Step 9 is yet to be completed. But I must say it seemed like it would have been simpler for everyone if the necessary people had come to the registration fair and sat at the tables the students had to circle around anyway rather then requiring several hundred students to run the Indy 500 around the campus!

Nonetheless, like the rest of this wonderfully Eastern and Western city, bursting at the seams with activity and relentlessly developing even amidst rubble and general decay, the system somehow manages to function in spite of itself.

Friday, January 25, 2008

Alive and well

I know you were all on pins and needles to hear that. I made it without any trouble (if you don't count the fact that the drivers are insane. When I reached for the seatbelt and realized there was no clasp, the driver said "no problem"--the first of many times I will hear that phrase, I am sure, since "no problem" and "okay" are the two English phrases everyone knows and uses abundantly, whether or not they apply). As we ran yet another red light while simultaneously crossing several lanes of traffic, I sort of felt like it was a problem, but I guess my opinion didn't count.

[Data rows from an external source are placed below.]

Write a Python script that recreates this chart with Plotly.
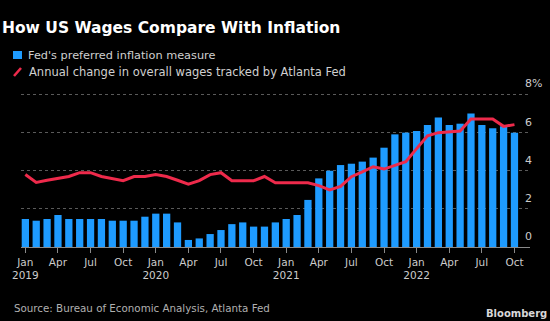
import plotly.graph_objects as go

months = [f"{y}-{m:02d}" for y in range(2019, 2023) for m in range(1, 13)][:46]

pce_inflation = [1.47, 1.38, 1.47, 1.68, 1.47, 1.47, 1.47, 1.47, 1.38, 1.38, 1.38, 1.59,
                 1.75, 1.75, 1.29, 0.37, 0.45, 0.68, 0.89, 1.20, 1.29, 1.07, 1.07, 1.29,
                 1.47, 1.68, 2.47, 3.60, 4.00, 4.30, 4.37, 4.48, 4.69, 5.21, 5.91, 6.00,
                 6.09, 6.40, 6.79, 6.40, 6.47, 7.00, 6.40, 6.23, 6.33, 6.00]

wage_growth = [3.80, 3.39, 3.50, 3.60, 3.70, 3.90, 3.90, 3.70, 3.60, 3.48, 3.70, 3.70,
               3.80, 3.70, 3.50, 3.30, 3.48, 3.80, 3.90, 3.48, 3.48, 3.48, 3.70, 3.37,
               3.37, 3.37, 3.37, 3.22, 2.99, 3.18, 3.69, 3.94, 4.21, 4.09, 4.30, 4.48,
               5.16, 5.83, 6.00, 6.04, 6.09, 6.72, 6.72, 6.72, 6.33, 6.42]

tick_months = months[::3]
tick_labels = []
for m in tick_months:
    y, mo = m.split("-")
    name = {"01": "Jan", "04": "Apr", "07": "Jul", "10": "Oct"}[mo]
    tick_labels.append(f"{name}<br>{y}" if mo == "01" else name)

y_tickvals = [0, 2, 4, 6, 8]
y_ticktext = ["0", "2", "4", "6", "8%"]

BLUE = "#1e9bff"
RED = "#ee2a4b"
FONT = "DejaVu Sans"

fig = go.Figure()
fig.add_trace(go.Bar(x=months, y=pce_inflation, marker=dict(color=BLUE, line=dict(width=0)),
                     name="Fed's preferred inflation measure"))
fig.add_trace(go.Scatter(x=months, y=wage_growth, mode="lines",
                         line=dict(color=RED, width=3),
                         name="Annual change in overall wages tracked by Atlanta Fed"))

fig.update_layout(
    width=550, height=321,
    margin=dict(l=21, r=20, t=85, b=74),
    paper_bgcolor="#000000", plot_bgcolor="#000000",
    showlegend=False,
    bargap=0.33,
    font=dict(family=FONT, color="#cccccc", size=11),
    xaxis=dict(
        type="category", range=[-0.4, 46.43], automargin=False,
        tickmode="array", tickvals=tick_months, ticktext=tick_labels,
        showgrid=False, showline=True, linecolor="#8a8a8a", linewidth=1,
        ticks="outside", ticklen=5, tickcolor="#8a8a8a", tickwidth=1,
        tickfont=dict(family=FONT, size=10.5, color="#cccccc"),
        zeroline=False,
    ),
    yaxis=dict(
        range=[0, 8.5], side="right", automargin=False,
        tickmode="array", tickvals=y_tickvals, ticktext=y_ticktext,
        showgrid=True, gridcolor="#5a5a5a", griddash="dot", gridwidth=1,
        zeroline=False, showline=False, ticks="",
        ticklabelshift=-11, ticklabelstandoff=-6,
        tickfont=dict(family=FONT, size=11, color="#cccccc"),
    ),
)

fig.add_annotation(text="<b>How US Wages Compare With Inflation</b>", xref="paper", yref="paper",
                   x=-21/509, y=1 + (85 - 28) / 162, xanchor="left", yanchor="middle",
                   showarrow=False, font=dict(family=FONT, size=15.5, color="#ffffff"))
fig.add_annotation(text="Fed's preferred inflation measure", xref="paper", yref="paper",
                   x=(26 - 21) / 509, y=1 + (85 - 55.5) / 162, xanchor="left", yanchor="middle",
                   showarrow=False, font=dict(family=FONT, size=11.3, color="#d0d0d0"))
fig.add_annotation(text="Annual change in overall wages tracked by Atlanta Fed", xref="paper", yref="paper",
                   x=(27 - 21) / 509, y=1 + (85 - 72) / 162, xanchor="left", yanchor="middle",
                   showarrow=False, font=dict(family=FONT, size=11.5, color="#d0d0d0"))
fig.add_annotation(text="Source: Bureau of Economic Analysis, Atlanta Fed", xref="paper", yref="paper",
                   x=(12 - 21) / 509, y=-(308 - 247) / 162, xanchor="left", yanchor="middle",
                   showarrow=False, font=dict(family=FONT, size=10.3, color="#b0b0b0"))
fig.add_annotation(text="<b>Bloomberg</b>", xref="paper", yref="paper",
                   x=(549 - 21) / 509, y=-(313 - 247) / 162, xanchor="right", yanchor="middle",
                   showarrow=False, font=dict(family=FONT, size=10, color="#d8d8d8"))

# legend glyphs
fig.add_shape(type="rect", xref="paper", yref="paper",
              x0=(13 - 21) / 509, x1=(22 - 21) / 509,
              y0=1 + (85 - 59) / 162, y1=1 + (85 - 51) / 162,
              fillcolor=BLUE, line=dict(width=0))
fig.add_shape(type="line", xref="paper", yref="paper",
              x0=(14 - 21) / 509, x1=(21 - 21) / 509,
              y0=1 + (85 - 76) / 162, y1=1 + (85 - 68) / 162,
              line=dict(color=RED, width=2.5))

fig.write_html("out.html")
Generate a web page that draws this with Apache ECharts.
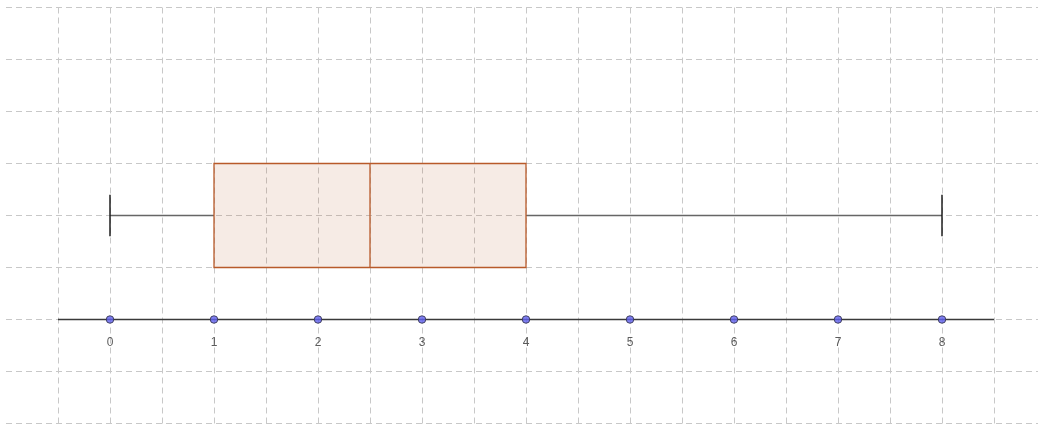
<!DOCTYPE html>
<html lang="en">
<head>
    <meta charset="UTF-8">
    <title>Box plot</title>
    <style>
        html, body { margin: 0; padding: 0; background: #fff; }
    </style>
</head>
<body>
    <div id="main" style="width:1038px;height:425px;"></div>

    <script src="https://cdn.jsdelivr.net/npm/echarts@6/dist/echarts.min.js"></script>
    <script>
// five-number summary of the box plot
var boxStats = [0, 1, 2.5, 4, 8]; // min, q1, median, q3, max
var boxCenterY = 1;
var boxHalfHeight = 0.5;
var capHalfHeight = 0.2;

// number line
var tickValues = [0, 1, 2, 3, 4, 5, 6, 7, 8];
var tickLabels = ['0', '1', '2', '3', '4', '5', '6', '7', '8'];
var lineRange = [-0.5, 8.5];

var chart = echarts.init(document.getElementById('main'));

var dashed = { color: '#c8c8c8', type: [6, 4], width: 1 };

var option = {
    animation: false,
    backgroundColor: '#fff',
    grid: { left: 6, right: 0, top: 7.5, bottom: 1.5 },
    xAxis: {
        type: 'value',
        min: -1,
        max: (1038 - 6) / 104 - 1,
        interval: 0.5,
        axisLine: { show: false },
        axisTick: { show: false },
        axisLabel: { show: false },
        splitLine: { show: true, showMinLine: false, showMaxLine: false, lineStyle: dashed }
    },
    yAxis: {
        type: 'value',
        min: -1,
        max: 3,
        interval: 0.5,
        axisLine: { show: false },
        axisTick: { show: false },
        axisLabel: { show: false },
        splitLine: { show: true, lineStyle: dashed }
    },
    series: [
        {
            // the number line
            type: 'line',
            data: lineRange.map(function (v) { return [v, 0]; }),
            symbol: 'none',
            silent: true,
            lineStyle: { color: '#3a3a3a', width: 1.3 },
            z: 3
        },
        {
            // box and whiskers
            type: 'custom',
            silent: true,
            data: [boxStats],
            renderItem: function (params, api) {
                var mn = api.value(0), q1 = api.value(1), md = api.value(2),
                    q3 = api.value(3), mx = api.value(4);
                var c = boxCenterY;
                var pMin = api.coord([mn, c]);
                var pQ1 = api.coord([q1, c]);
                var pQ3 = api.coord([q3, c]);
                var pMax = api.coord([mx, c]);
                var top = api.coord([q1, c + boxHalfHeight])[1];
                var bottom = api.coord([q1, c - boxHalfHeight])[1];
                var capTop = api.coord([mn, c + capHalfHeight])[1];
                var capBottom = api.coord([mn, c - capHalfHeight])[1];
                var xMd = api.coord([md, c])[0];
                var boxColor = '#b85a2a';
                return {
                    type: 'group',
                    children: [
                        {
                            type: 'line',
                            shape: { x1: pMin[0], y1: pMin[1], x2: pQ1[0], y2: pQ1[1] },
                            style: { stroke: '#666', lineWidth: 1.4 }
                        },
                        {
                            type: 'line',
                            shape: { x1: pQ3[0], y1: pQ3[1], x2: pMax[0], y2: pMax[1] },
                            style: { stroke: '#666', lineWidth: 1.4 }
                        },
                        {
                            type: 'line',
                            shape: { x1: pMin[0], y1: capTop, x2: pMin[0], y2: capBottom },
                            style: { stroke: '#111', lineWidth: 1.4 }
                        },
                        {
                            type: 'line',
                            shape: { x1: pMax[0], y1: capTop, x2: pMax[0], y2: capBottom },
                            style: { stroke: '#111', lineWidth: 1.4 }
                        },
                        {
                            type: 'rect',
                            shape: { x: pQ1[0], y: top, width: pQ3[0] - pQ1[0], height: bottom - top },
                            style: { fill: 'rgba(184,90,42,0.12)', stroke: boxColor, lineWidth: 1.3 }
                        },
                        {
                            type: 'line',
                            shape: { x1: xMd, y1: top, x2: xMd, y2: bottom },
                            style: { stroke: boxColor, lineWidth: 1.3 }
                        }
                    ]
                };
            },
            z: 4
        },
        {
            // points on the number line
            type: 'scatter',
            data: tickValues.map(function (v, i) { return { value: [v, 0], name: tickLabels[i] }; }),
            symbol: 'circle',
            symbolSize: 7.5,
            silent: true,
            itemStyle: { color: '#6262f0', borderColor: '#2a2a40', borderWidth: 1 },
            label: {
                show: true,
                position: 'bottom',
                distance: 13,
                formatter: function (p) { return p.name; },
                color: '#333',
                fontSize: 12,
                fontFamily: 'Liberation Sans'
            },
            z: 5
        }
    ]
};

chart.setOption(option);
    </script>
</body>
</html>
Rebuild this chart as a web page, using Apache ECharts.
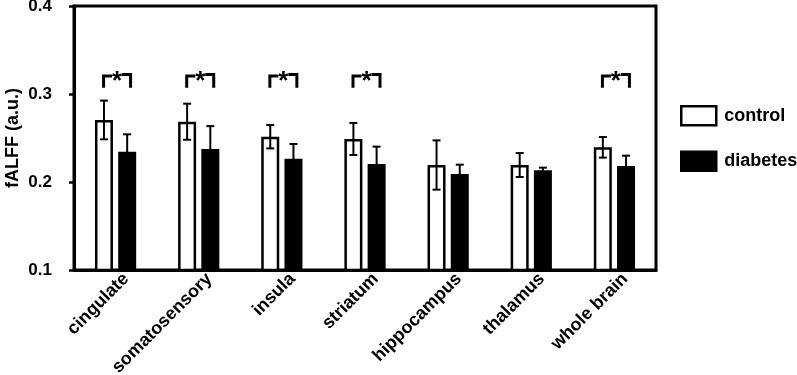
<!DOCTYPE html>
<html>
<head>
<meta charset="utf-8">
<script src="https://cdn.jsdelivr.net/npm/echarts@6/dist/echarts.min.js"></script>
<style>
html,body{margin:0;padding:0;background:#fff;}
#chart{width:797px;height:375px;}
</style>
</head>
<body>
<div id="chart"></div>
<script>
// ---- data ----
const categories = ['cingulate','somatosensory','insula','striatum','hippocampus','thalamus','whole brain'];
const controlMean = [0.2705, 0.2685, 0.2515, 0.2489, 0.2193, 0.2193, 0.2394];
const controlSD   = [0.0220, 0.0205, 0.0133, 0.0182, 0.0280, 0.0136, 0.0117];
const diabetesMean = [0.2344, 0.2375, 0.2265, 0.2205, 0.2091, 0.2133, 0.2182];
const diabetesSD   = [0.0198, 0.0260, 0.0167, 0.0197, 0.0106, 0.0030, 0.0117];
const significant  = [1, 1, 1, 1, 0, 0, 1];
const bracketTop = 0.3205;
const bracketBottom = 0.3070;
const yTickLabels = ['0.1','0.2','0.3','0.4'];
const yMin = 0.1, yMax = 0.4, yInterval = 0.1;

const FONT = "'Liberation Sans', Arial, sans-serif";
const BAR_W = 18;
const HALF_PITCH = 11.6;

function errData(mean, sd){ return mean.map((m,i)=>[i, m, sd[i]]); }
function errRender(offset){
  return function(params, api){
    const i = api.value(0), m = api.value(1), s = api.value(2);
    const top = api.coord([i, m + s]);
    const bot = api.coord([i, m - s]);
    const x = top[0] + offset;
    const cap = 4;
    const st = {stroke:'#000', lineWidth:2};
    return {type:'group', children:[
      {type:'line', shape:{x1:x, y1:top[1], x2:x, y2:bot[1]}, style:st},
      {type:'line', shape:{x1:x-cap, y1:top[1], x2:x+cap, y2:top[1]}, style:st},
      {type:'line', shape:{x1:x-cap, y1:bot[1], x2:x+cap, y2:bot[1]}, style:st}
    ]};
  };
}
const sigData = [];
significant.forEach((s,i)=>{ if(s) sigData.push([i, bracketTop, bracketBottom]); });

const chart = echarts.init(document.getElementById('chart'), null, {renderer:'canvas'});
chart.setOption({
  animation:false,
  backgroundColor:'#fff',
  textStyle:{fontFamily:FONT},
  grid:{left:74, right:141, top:6, bottom:105, containLabel:false, outerBoundsMode:'none',
    show:true, borderColor:'#000', borderWidth:3, backgroundColor:'transparent'},
  legend:{
    orient:'vertical', left:680, top:105, padding:0, itemWidth:35, itemHeight:19, itemGap:24,
    textStyle:{fontFamily:FONT, fontWeight:'bold', fontSize:18, color:'#000', padding:[0,0,0,3]},
    data:[
      {name:'control', icon:'rect', itemStyle:{color:'#fff', borderColor:'#000', borderWidth:2.5}},
      {name:'diabetes', icon:'rect', itemStyle:{color:'#000', borderColor:'#000', borderWidth:2.5}}
    ]
  },
  xAxis:{
    type:'category', data:categories,
    axisLine:{lineStyle:{color:'#000', width:3}},
    axisTick:{show:false},
    axisLabel:{interval:0, rotate:45, margin:4, align:'right', verticalAlign:'top', padding:[0,-6,0,0],
      fontFamily:FONT, fontWeight:'bold', fontSize:18, color:'#000'}
  },
  yAxis:{
    type:'value', min:yMin, max:yMax, interval:yInterval,
    name:'fALFF (a.u.)', nameLocation:'middle', nameGap:52, nameRotate:90, nameMoveOverlap:false,
    nameTextStyle:{fontFamily:FONT, fontWeight:'bold', fontSize:18, color:'#000'},
    axisLine:{show:true, lineStyle:{color:'#000', width:3}},
    axisTick:{show:true, inside:false, length:5, lineStyle:{color:'#000', width:2.5}},
    splitLine:{show:false},
    axisLabel:{margin:22, fontFamily:FONT, fontWeight:'bold', fontSize:17, color:'#000',
      formatter:(v)=>{ const k = Math.round((v - yMin)/yInterval); return yTickLabels[k] || ''; }}
  },
  series:[
    {name:'control', type:'bar', data:controlMean, barWidth:BAR_W, barGap:'29%',
      itemStyle:{color:'#fff', borderColor:'#000', borderWidth:2.5}},
    {name:'diabetes', type:'bar', data:diabetesMean, barWidth:BAR_W, barGap:'29%',
      itemStyle:{color:'#000', borderColor:'#000', borderWidth:2.5}},
    {name:'controlErr', type:'custom', data:errData(controlMean, controlSD), z:5,
      encode:{x:0, y:1}, renderItem:errRender(-HALF_PITCH)},
    {name:'diabetesErr', type:'custom', data:errData(diabetesMean, diabetesSD), z:5,
      encode:{x:0, y:1}, renderItem:errRender(HALF_PITCH)},
    {name:'sig', type:'custom', data:sigData, z:6, encode:{x:0, y:1},
      renderItem:function(params, api){
        const i = api.value(0);
        const t = api.coord([i, api.value(1)]);
        const b = api.coord([i, api.value(2)]);
        const cx = t[0] + 1.5, w = 13.5, g = 5;
        const st = {stroke:'#000', lineWidth:3, fill:null};
        return {type:'group', children:[
          {type:'polyline', shape:{points:[[cx-w, b[1]],[cx-w, t[1]],[cx-g, t[1]]]}, style:st},
          {type:'polyline', shape:{points:[[cx+w, b[1]],[cx+w, t[1]-1.5],[cx+g, t[1]-1.5]]}, style:st},
          {type:'text', x:cx, y:t[1]+6, style:{text:'*', font:"bold 26px "+FONT, fill:'#000', align:'center', verticalAlign:'middle'}}
        ]};
      }}
  ]
});
</script>
</body>
</html>
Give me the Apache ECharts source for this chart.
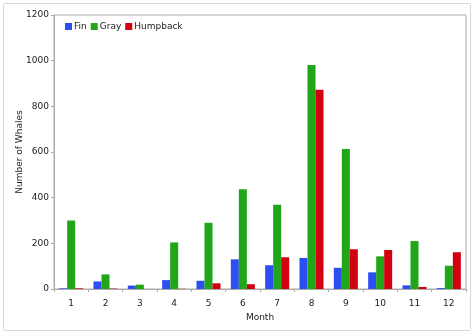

Going to bed to the sound of the morning call to prayer from the ubiquitous minarets...

Tuesday, January 22, 2008

Ahsfar ila Misr!

I depart tomorrow, and after a short stay in Amsterdam (9 hours in the airport, to be exact) will arrive in Cairo in the wee hours of the morning on January 25th.  American University in Cairo (AUC) has helpfully arranged for a representative and car to meet me there so that all goes smoothly, inshallah.


Along with saying goodbye, changing my cell phone plan, and concluding my job at CenturyTel (see photo), my preparations for leaving have included brushing up on a little Arabic. When I said my farewell words to the Monroe Rotary Club, I mentioned that the origin of the word "Algebra" is the Arabic word for Mathematics, al-jabr.  Another common English word originates in Arabic.  The title of this post means "I travel to Egypt!" The root of the word for travel, safara, is s-f-r, which is where we get the word "safari."  So now you know two loan words from Arabic: algebra and safari.


I can't believe I am actually, finally going--I will be sure to post upon arrival as soon as I am able!